## START RECORDS SHOWN

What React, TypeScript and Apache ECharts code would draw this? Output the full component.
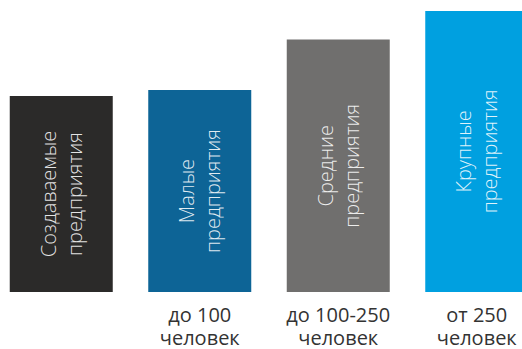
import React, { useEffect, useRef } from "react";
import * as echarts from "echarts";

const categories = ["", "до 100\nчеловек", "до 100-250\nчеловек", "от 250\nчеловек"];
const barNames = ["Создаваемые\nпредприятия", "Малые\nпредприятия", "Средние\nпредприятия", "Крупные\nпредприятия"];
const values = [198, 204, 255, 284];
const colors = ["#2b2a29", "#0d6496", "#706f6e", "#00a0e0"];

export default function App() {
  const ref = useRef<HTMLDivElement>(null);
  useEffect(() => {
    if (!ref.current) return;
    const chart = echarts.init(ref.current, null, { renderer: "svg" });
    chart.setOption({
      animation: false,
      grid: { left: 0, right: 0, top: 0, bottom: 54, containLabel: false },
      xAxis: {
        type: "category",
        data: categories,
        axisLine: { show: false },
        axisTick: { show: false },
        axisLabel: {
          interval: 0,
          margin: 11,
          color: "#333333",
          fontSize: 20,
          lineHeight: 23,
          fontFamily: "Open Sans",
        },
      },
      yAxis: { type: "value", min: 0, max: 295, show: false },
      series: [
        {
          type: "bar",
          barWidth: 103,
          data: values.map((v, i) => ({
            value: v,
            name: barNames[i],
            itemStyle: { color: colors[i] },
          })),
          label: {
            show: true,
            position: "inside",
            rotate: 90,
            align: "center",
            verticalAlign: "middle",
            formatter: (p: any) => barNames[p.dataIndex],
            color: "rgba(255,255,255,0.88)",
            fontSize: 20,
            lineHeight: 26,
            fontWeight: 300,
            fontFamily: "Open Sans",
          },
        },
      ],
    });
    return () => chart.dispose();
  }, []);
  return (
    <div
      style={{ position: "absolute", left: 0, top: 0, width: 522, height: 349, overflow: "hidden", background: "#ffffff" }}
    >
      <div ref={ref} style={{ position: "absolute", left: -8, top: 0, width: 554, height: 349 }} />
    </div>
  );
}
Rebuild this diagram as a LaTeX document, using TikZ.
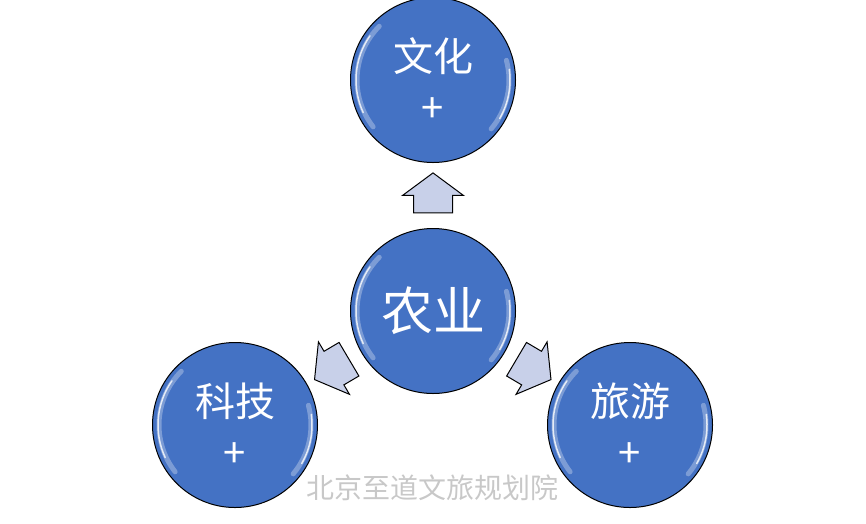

## END RECORDS SHOWN

## TASK REQUIREMENTS
Return exactly what appears from the opening line of the material through the line with "import * as", apart from the pictures.

## SOLUTION
What React, TypeScript and Apache ECharts code would draw this? Output the full component.
import React, { useEffect, useRef } from "react";
import * as echarts from "echarts";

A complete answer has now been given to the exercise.